While people haven’t been getting payday loans during the pandemic, it doesn’t mean they won’t be a problem for those who do, especially when we all get back to “normal.” Loans Canada gathered some data from Statistics Canada and ACORN Canada on who typically uses payday loans:
- Single-parent families were three times more likely to use payday loans than couples with no children.
- Single female-led households were more likely to use payday loans than single male-led households.
- Young families (ages 15 – 24) were three times more likely to use payday loans than older families (ages 35 – 44).
- Renters were almost three times more likely to rely on payday loans than those with a mortgage.
- Families with a debt-to-asset ratio greater than 0.50 were 3.2 times more likely to use payday loans than families with a debt-to-asset ratio of less than 0.25.

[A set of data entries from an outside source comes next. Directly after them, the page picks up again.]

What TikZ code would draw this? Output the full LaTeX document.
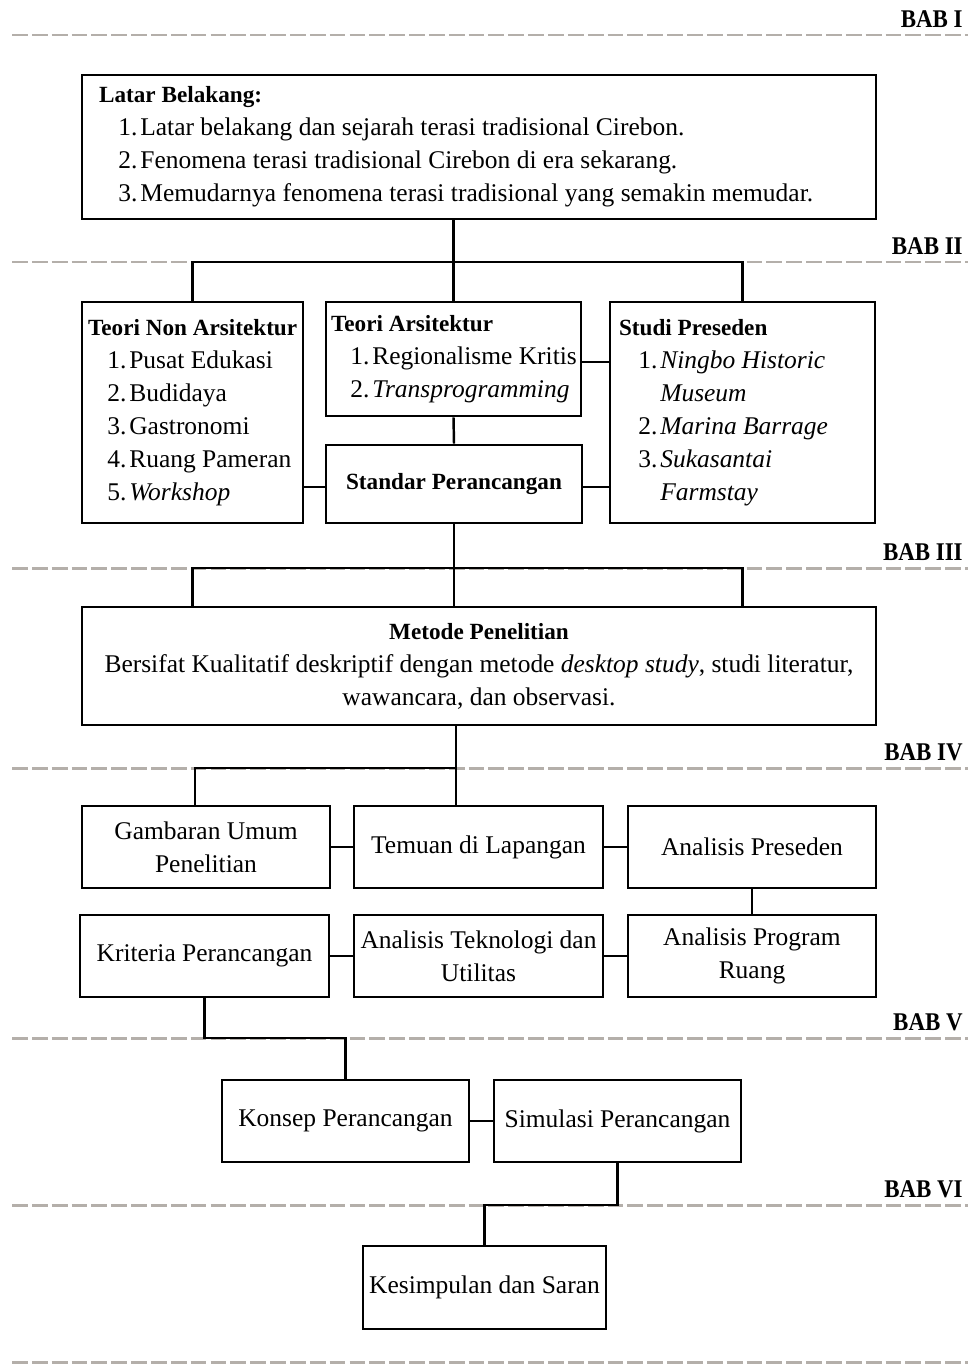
\documentclass[tikz,border=0pt]{standalone}
\usepackage{fontspec}
\setmainfont{Liberation Serif}
\usepackage{graphicx}
\definecolor{babgray}{RGB}{180,175,170}
\usetikzlibrary{calc}
\usetikzlibrary{positioning}

\newcommand{\ttl}[1]{\mbox{\fontsize{13.2}{18.8}\selectfont\bfseries #1}}
\newcommand{\itm}[2]{\hspace*{11pt}\makebox[12.5pt][l]{#1.}\mbox{#2}}
\newcommand{\cont}[1]{\hspace*{23.5pt}\mbox{#1}}
\newcommand{\bab}[1]{\scalebox{0.9}[1]{\fontsize{14.5}{16}\selectfont\bfseries BAB #1}}

\begin{document}
\begin{tikzpicture}[x=0.02cm, y=-0.02cm,
    font=\fontsize{14.5}{18.8}\selectfont,
    box/.style={draw, line width=1.6pt, rectangle, inner sep=0pt,
      minimum width=4.96cm, minimum height=1.64cm, align=center},
    listbox/.style={box, align=flush left},
    link/.style={line width=1.4pt},
    sep/.style={babgray, line width=1.7pt, dash pattern=on 9pt off 2.3pt},
  ]

  \useasboundingbox (0,0) rectangle (968,1366);

  % chapter separators
  \foreach \y/\b [count=\i] in {35/I,262/II,568/III,768/IV,1038/V,1205/VI} {
    \draw [sep] (12,\y) -- (968,\y);
    \coordinate (j\i) at (0,\y);
    \node [anchor=base east, inner sep=0pt] (bab\i) at (963,\y-8) {\bab{\b}};
  }
  \draw [sep] (12,1362) -- (968,1362);

  % BAB I
  \node [listbox, minimum width=15.88cm, minimum height=2.88cm, text width=15.2cm] at (479,147) (latar) {\ttl{Latar Belakang:}\\
    \itm{1}{Latar belakang dan sejarah terasi tradisional Cirebon.}\\
    \itm{2}{Fenomena terasi tradisional Cirebon di era sekarang.}\\
    \itm{3}{Memudarnya fenomena terasi tradisional yang semakin memudar.}};

  % BAB II
  \node [listbox, minimum width=4.42cm, minimum height=4.42cm, text width=4.18cm] at (192.5,412.5) (nonars) {\ttl{Teori Non Arsitektur}\\
    \itm{1}{Pusat Edukasi}\\ \itm{2}{Budidaya}\\ \itm{3}{Gastronomi}\\
    \itm{4}{Ruang Pameran}\\ \itm{5}{\textit{Workshop}}};
  \node [listbox, minimum width=5.1cm, minimum height=2.28cm, text width=4.9cm] at (453.5,359) (ars) {\ttl{Teori Arsitektur}\\
    \itm{1}{Regionalisme Kritis}\\ \itm{2}{\textit{Transprogramming}}};
  \node [listbox, minimum width=5.3cm, minimum height=4.42cm, text width=4.94cm] at (742.5,412.5) (preseden) {\ttl{Studi Preseden}\\
    \itm{1}{\textit{Ningbo Historic}}\\ \cont{\textit{Museum}}\\
    \itm{2}{\textit{Marina Barrage}}\\ \itm{3}{\textit{Sukasantai}}\\
    \cont{\textit{Farmstay}}};
  \node [box, minimum width=5.12cm, minimum height=1.56cm] at (454,484) (standar) {\ttl{Standar Perancangan}};

  % BAB III
  \node [box, minimum width=15.88cm, minimum height=2.36cm] at (479,666) (metode) {\ttl{Metode Penelitian}\\
    Bersifat Kualitatif deskriptif dengan metode \textit{desktop study}, studi literatur,\\
    wawancara, dan observasi.};

  % BAB IV
  \node [box] at (206,847) (gambaran) {Gambaran Umum\\ Penelitian};
  \node [box, minimum width=4.98cm] at (478.5,847) (temuan) {Temuan di Lapangan};
  \node [box] at (752,847) (anpres) {Analisis Preseden};
  \node [box, minimum width=4.98cm] at (204.5,956) (kriteria) {Kriteria Perancangan};
  \node [box, minimum width=4.98cm] at (478.5,956) (teknologi) {Analisis Teknologi dan\\ Utilitas};
  \node [box] at (752,956) (program) {Analisis Program\\ Ruang};

  % BAB V & VI
  \node [box, minimum width=4.94cm] at (345.5,1121) (konsep) {Konsep Perancangan};
  \node [box, minimum width=4.94cm] at (617.5,1121) (simulasi) {Simulasi Perancangan};
  \node [box, minimum width=4.86cm, minimum height=1.66cm] at (484.5,1287.5) (kesimpulan) {Kesimpulan dan Saran};

  \coordinate (spine) at (456,0);

  \draw [link] (nonars.north) |- (j2 -| ars.north) -| (preseden.north);
  \draw [link] (latar.south -| ars.north) -- (ars.north);
  \draw [link] (ars.south) -- (standar.north);
  \draw [link] ([yshift=-0.06cm]ars.east) -- ([yshift=-0.06cm]ars.east -| preseden.west);
  \draw [link] ([yshift=-0.06cm]standar.west) -- ([yshift=-0.06cm]standar.west -| nonars.east);
  \draw [link] ([yshift=-0.06cm]standar.east) -- ([yshift=-0.06cm]standar.east -| preseden.west);

  \draw [link] (nonars.north |- metode.north) |- (j3 -| standar.south) -| (preseden.north |- metode.north);
  \draw [link] (standar.south) -- (standar.south |- metode.north);

  \draw [link] (metode.south -| spine) -- (temuan.north -| spine);
  \draw [link] (j4 -| spine) -| ([xshift=-0.22cm]gambaran.north);

  \foreach \a/\b in {gambaran/temuan,temuan/anpres,kriteria/teknologi,teknologi/program,konsep/simulasi} {
    \draw [link] (\a.east) -- (\b.west);
  }
  \draw [link] (anpres.south) -- (program.north);

  \draw [link] (kriteria.south) |- (j5 -| konsep.north) -- (konsep.north);
  \draw [link] (simulasi.south) |- (j6 -| kesimpulan.north) -- (kesimpulan.north);
\end{tikzpicture}
\end{document}
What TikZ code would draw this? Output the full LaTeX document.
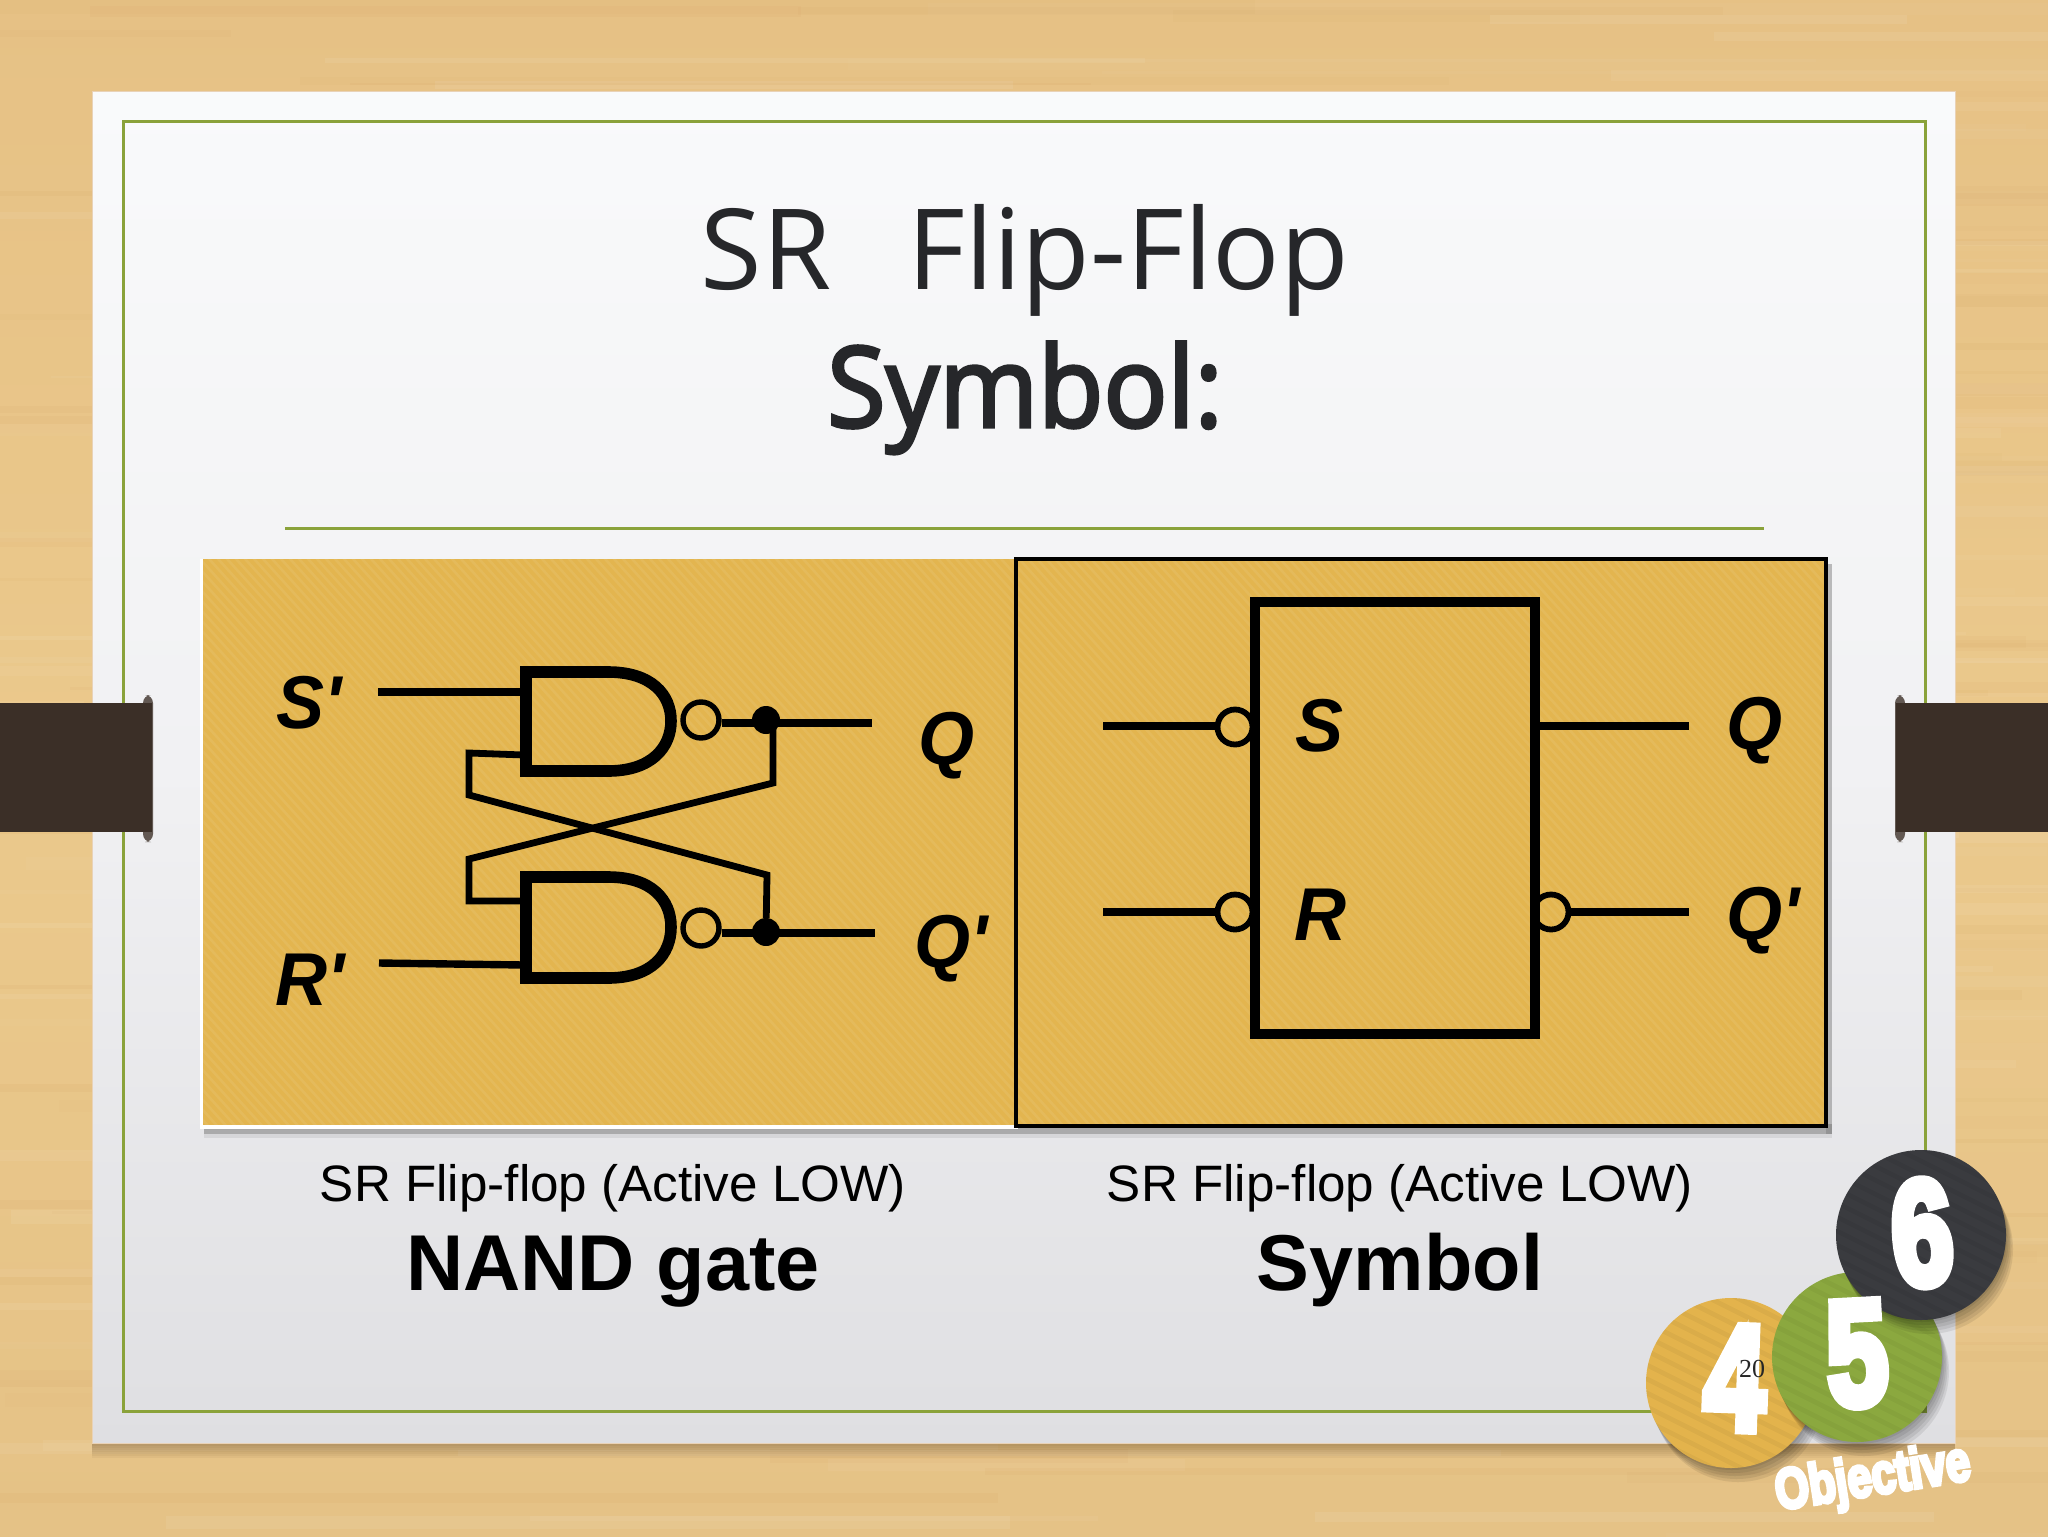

Yesterday, I talked with Leanne Salyzyn — managing partner of Salyzyn & Associates Limited and a licensed insolvency trustee — who says most consumer insolvencies include payday loans as creditors. As Salyzyn puts its, “As long as there are payday lenders, there will be people using payday lenders.”
These loans are easier to apply for now, too. Customers can simply apply online. And again, it’s people with lower incomes who may not be financially literate who apply for these loans. Says Salyzyn:
I always say buyer beware. They didn’t force the consumer to come into their door and take the proceeds. They’re there for a reason and they do legitimately help out individuals. However, you have to be careful if you’re going to dance with the devil, you better know what the music is. Most people don’t take the time to understand, ask questions, read the paperwork. They need money and they’re getting the money quickly to help them out of that emergency. It’s a vicious cycle and it’s difficult to get out of.
Salyzyn tells me insolvency rates are the lowest they’ve been in 20 years. And more people have been saving during the pandemic because, well, for months we couldn’t go anywhere or spend much. She says some people who earn lower incomes even managed to save because they received CERB or other benefits, which paid more than their jobs — which is disturbing, of course. Says Salyzyn:
The pandemic has shown us more than ever that having a savings safety net is so important to everybody’s financial plan. The problem is most people just live paycheque to paycheque and that’s the difficulty. If all of a sudden your income gets sliced for an entire month and you had to come up with your rent and your car payment and your groceries … most Canadians don’t have the savings they should in case of emergencies.
Salyzyn says people should take a closer look at their finances now because creditors, who provided some relief over the last year, are likely to get aggressive again in the fall. But maybe the pandemic is teaching us about money, too. Salyzyn says:
“We’re afraid to talk about money, but it’s important to talk about it so we can be more educated, and to educate the people around us.”